Second, providers that fail to pay or collect the tax, refuse to allow record examinations, or file false reports face fines between $100 and $750. Each day the violation continues counts as a separate offense, so costs can escalate quickly. The village can also recover its prosecution costs, including attorney fees. Paying the fine doesn’t erase the underlying tax liability either. The provider still owes the full amount of uncollected or unremitted tax plus any late penalties.
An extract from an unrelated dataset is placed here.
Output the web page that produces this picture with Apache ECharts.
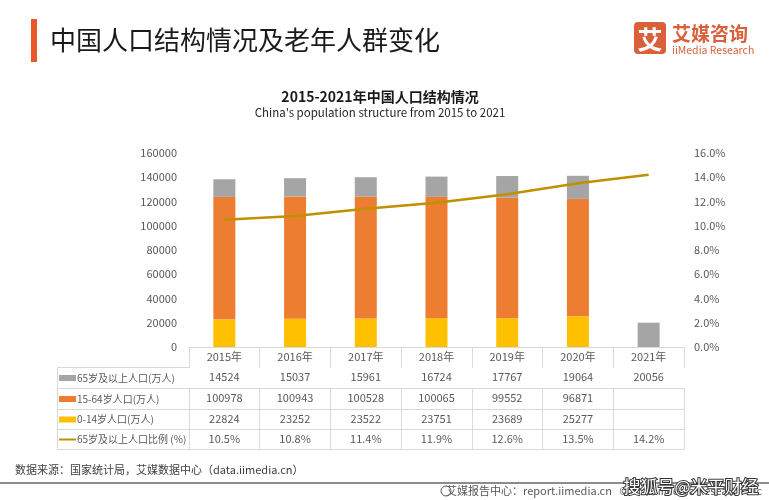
<!DOCTYPE html>
<html><head><meta charset="utf-8">
<script src="https://cdn.jsdelivr.net/npm/echarts@6/dist/echarts.min.js"></script>
<style>html,body{margin:0;padding:0;background:#fff}#c{width:769px;height:500px}</style>
</head><body><div id="c"></div>
<script>
// ---- data ----
const years = ['2015年','2016年','2017年','2018年','2019年','2020年','2021年'];
const pop65 = [14524, 15037, 15961, 16724, 17767, 19064, 20056];
const pop1564 = [100978, 100943, 100528, 100065, 99552, 96871, null];
const pop014 = [22824, 23252, 23522, 23751, 23689, 25277, null];
const ratio65 = [10.5, 10.8, 11.4, 11.9, 12.6, 13.5, 14.2];
const seriesNames = ['65岁及以上人口(万人)', '15-64岁人口(万人)', '0-14岁人口(万人)', '65岁及以上人口比例 (%)'];

// ---- style ----
const FONT = '"Noto Sans CJK SC", "Noto Sans", sans-serif';
const C_GRAY = '#A5A5A5', C_ORANGE = '#ED7D31', C_YELLOW = '#FFC000', C_GOLD = '#BF9000';
const TXT = '#595959', LINE = '#D9D9D9';
const G_LEFT = 189, G_RIGHT = 85, G_TOP = 153, G_BOTTOM = 153;
const AXIS_Y = 500 - G_BOTTOM;
const rowOffsets = [20, 41, 62, 82, 102];
const TABLE_LEFT = 57;

const chart = echarts.init(document.getElementById('c'), null, {renderer: 'canvas'});

function rowAxis(vals, offset, len, fmt, showLabel) {
  return {
    type: 'category', gridIndex: 0, position: 'bottom', offset: offset,
    data: vals.map(v => (v === null || v === undefined) ? '' : fmt(v)),
    axisLine: {show: true, lineStyle: {color: LINE, width: 1}},
    axisTick: {show: len > 0, length: len, interval: 0, lineStyle: {color: LINE, width: 1}},
    axisLabel: {show: showLabel, interval: 0, margin: 10, verticalAlign: 'middle', color: TXT, fontSize: 11, fontFamily: FONT},
    splitLine: {show: false}
  };
}

const xAxes = [
  rowAxis(years, 0, 20, v => v, true),
  rowAxis(pop65, rowOffsets[0], 21, v => String(v), true),
  rowAxis(pop1564, rowOffsets[1], 21, v => String(v), true),
  rowAxis(pop014, rowOffsets[2], 20, v => String(v), true),
  rowAxis(ratio65, rowOffsets[3], 20, v => v.toFixed(1) + '%', true),
  rowAxis(years, rowOffsets[4], 0, v => v, false)
];

// left label column of the data table
const graphics = [];
const hy = [AXIS_Y].concat(rowOffsets.map(o => AXIS_Y + o));
for (let i = 1; i < hy.length; i++) {
  graphics.push({type: 'line', silent: true, shape: {x1: TABLE_LEFT, y1: hy[i] + 0.5, x2: G_LEFT, y2: hy[i] + 0.5}, style: {stroke: LINE, lineWidth: 1}});
}
graphics.push({type: 'line', silent: true, shape: {x1: TABLE_LEFT + 0.5, y1: hy[1], x2: TABLE_LEFT + 0.5, y2: hy[5]}, style: {stroke: LINE, lineWidth: 1}});
const swatchColors = [C_GRAY, C_ORANGE, C_YELLOW, C_GOLD];
for (let i = 0; i < 4; i++) {
  const cy = (hy[i + 1] + hy[i + 2]) / 2 + 0.5;
  if (i < 3) {
    graphics.push({type: 'rect', silent: true, shape: {x: 59, y: cy - 3, width: 17, height: 6}, style: {fill: swatchColors[i]}});
  } else {
    graphics.push({type: 'rect', silent: true, shape: {x: 59, y: cy - 1, width: 17, height: 2}, style: {fill: swatchColors[i]}});
  }
  graphics.push({type: 'text', silent: true, style: {text: seriesNames[i], x: 77, y: cy, textVerticalAlign: 'middle', fill: TXT, fontSize: 10, fontFamily: FONT}});
}

// titles / decorations
graphics.push(
  {type: 'rect', shape: {x: 31, y: 19, width: 6, height: 43}, style: {fill: '#E8582A'}},
  {type: 'text', style: {text: '中国人口结构情况及老年人群变化', x: 50, y: 40, textVerticalAlign: 'middle', fill: '#1a1a1a', fontSize: 26, fontFamily: FONT}},
  {type: 'rect', shape: {x: 634, y: 22, width: 32, height: 32, r: 4}, style: {fill: '#D9603B'}},
  {type: 'text', style: {text: '艾', x: 650, y: 39, textAlign: 'center', textVerticalAlign: 'middle', fill: '#fff', fontSize: 25, fontWeight: 'bold', fontFamily: FONT}},
  {type: 'text', style: {text: '艾媒咨询', x: 672, y: 34, textVerticalAlign: 'middle', fill: '#D9603B', fontSize: 19, fontWeight: 'bold', fontFamily: FONT}},
  {type: 'text', style: {text: 'iiMedia Research', x: 672, y: 50, textVerticalAlign: 'middle', fill: '#D9603B', fontSize: 10.5, fontFamily: FONT}},
  {type: 'text', style: {text: '2015-2021年中国人口结构情况', x: 380, y: 97, textAlign: 'center', textVerticalAlign: 'middle', fill: '#1a1a1a', fontSize: 14, fontWeight: 'bold', fontFamily: FONT}},
  {type: 'text', style: {text: "China's population structure from 2015 to 2021", x: 380, y: 113, textAlign: 'center', textVerticalAlign: 'middle', fill: '#262626', fontSize: 11.5, fontFamily: FONT}},
  {type: 'text', style: {text: '数据来源：国家统计局，艾媒数据中心（data.iimedia.cn）', x: 15, y: 470, textVerticalAlign: 'middle', fill: '#404040', fontSize: 11, fontFamily: FONT}},
  {type: 'rect', shape: {x: 0, y: 482, width: 769, height: 2}, style: {fill: '#8C8C8C'}},
  {type: 'circle', shape: {cx: 446, cy: 491, r: 5}, style: {fill: 'none', stroke: '#595959', lineWidth: 1}},
  {type: 'text', style: {text: '艾媒报告中心：report.iimedia.cn   ©2022  iiMedia Research Inc', x: 762, y: 491, textAlign: 'right', textVerticalAlign: 'middle', fill: '#595959', fontSize: 11, fontFamily: FONT}},
  {type: 'text', style: {text: '搜狐号@米平财经', x: 691, y: 487, textAlign: 'center', textVerticalAlign: 'middle', fill: '#fff', stroke: '#333', lineWidth: 2, fontSize: 17, fontFamily: FONT}}
);

chart.setOption({
  animation: false,
  backgroundColor: '#fff',
  grid: {left: G_LEFT, right: G_RIGHT, top: G_TOP, bottom: G_BOTTOM, containLabel: false},
  xAxis: xAxes,
  yAxis: [
    {type: 'value', min: 0, max: 160000, interval: 20000,
     axisLine: {show: false}, axisTick: {show: false}, splitLine: {show: false},
     axisLabel: {color: TXT, fontSize: 11, margin: 12, fontFamily: FONT, formatter: v => String(v)}},
    {type: 'value', min: 0, max: 16, interval: 2, position: 'right',
     axisLine: {show: false}, axisTick: {show: false}, splitLine: {show: false},
     axisLabel: {color: TXT, fontSize: 11, margin: 10, fontFamily: FONT, formatter: v => v.toFixed(1) + '%'}}
  ],
  series: [
    {name: seriesNames[2], type: 'bar', stack: 'pop', xAxisIndex: 0, yAxisIndex: 0, barWidth: 22, data: pop014, itemStyle: {color: C_YELLOW}},
    {name: seriesNames[1], type: 'bar', stack: 'pop', xAxisIndex: 0, yAxisIndex: 0, barWidth: 22, data: pop1564, itemStyle: {color: C_ORANGE}},
    {name: seriesNames[0], type: 'bar', stack: 'pop', xAxisIndex: 0, yAxisIndex: 0, barWidth: 22, data: pop65, itemStyle: {color: C_GRAY}},
    {name: seriesNames[3], type: 'line', xAxisIndex: 0, yAxisIndex: 1, data: ratio65, showSymbol: false, symbol: 'none',
     lineStyle: {color: C_GOLD, width: 2.5}, itemStyle: {color: C_GOLD}, z: 5}
  ],
  graphic: graphics
});
</script></body></html>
Legal Authority Behind the Tax

Midlothian is a home rule municipality under the Illinois Constitution, which gives it broader taxing authority than non-home-rule villages. Illinois law at 65 ILCS 5/11-42-5 separately authorizes municipalities to impose taxes on amusements. The streaming services tax ordinance, adopted as Ordinance 2141 on April 10, 2024, took effect on July 1, 2024. It sits within Title 5, Chapter 2 of the village code (Business Regulations) rather than within a general amusement tax chapter, reflecting its focus specifically on digital streaming rather than live entertainment venues.1American Legal Publishing. Village Code of Midlothian, Illinois – 5-2-10 Streaming Services

Midlothian residents should also be aware that Cook County imposes its own amusement tax, which has historically applied to some forms of digital entertainment. The county-level tax and the village-level streaming tax are separate obligations, so subscribers in Midlothian could see both charges on a single bill depending on how the county ordinance applies to a given service.